Deceptive Practices Claim
The court then turned to Schinitsky's claim under New York General Business Law § 349, which requires a plaintiff to demonstrate that the defendant engaged in consumer-oriented conduct that was materially misleading and caused injury. The court found that Schinitsky adequately alleged the first and third prongs, indicating that Pacific Indemnity's conduct could be seen as consumer-oriented and that she suffered damages as a result. However, the court concluded that her allegations failed to satisfy the second prong, which required her to show that Pacific Indemnity's actions were materially misleading to a reasonable consumer. The court criticized her claims as being mostly conclusory and lacking sufficient detail, particularly regarding the assertion that Pacific Indemnity coerced claimants into accepting settlements. Ultimately, the court ruled that the allegations did not provide a clear basis for how the company's actions misled Schinitsky, leading to the dismissal of her deceptive practices claim.
Conclusion of Rulings
In conclusion, the court granted Pacific Indemnity's motion to dismiss in part and denied it in part. It allowed Schinitsky's breach of contract claim to move forward based on her sufficient pleading of the necessary elements.
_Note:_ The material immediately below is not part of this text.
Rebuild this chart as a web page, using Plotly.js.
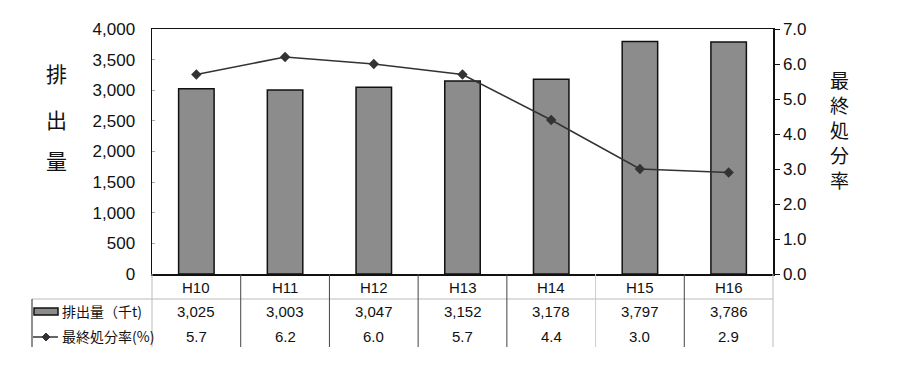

However, the court dismissed her claim under New York General Business Law § 349 due to a lack of specific factual allegations demonstrating materially misleading conduct. The court instructed Pacific Indemnity to file an answer to the remaining breach of contract claim within 21 days of the opinion and order. This ruling highlighted the importance of providing detailed factual support for claims, particularly in the context of consumer protection laws.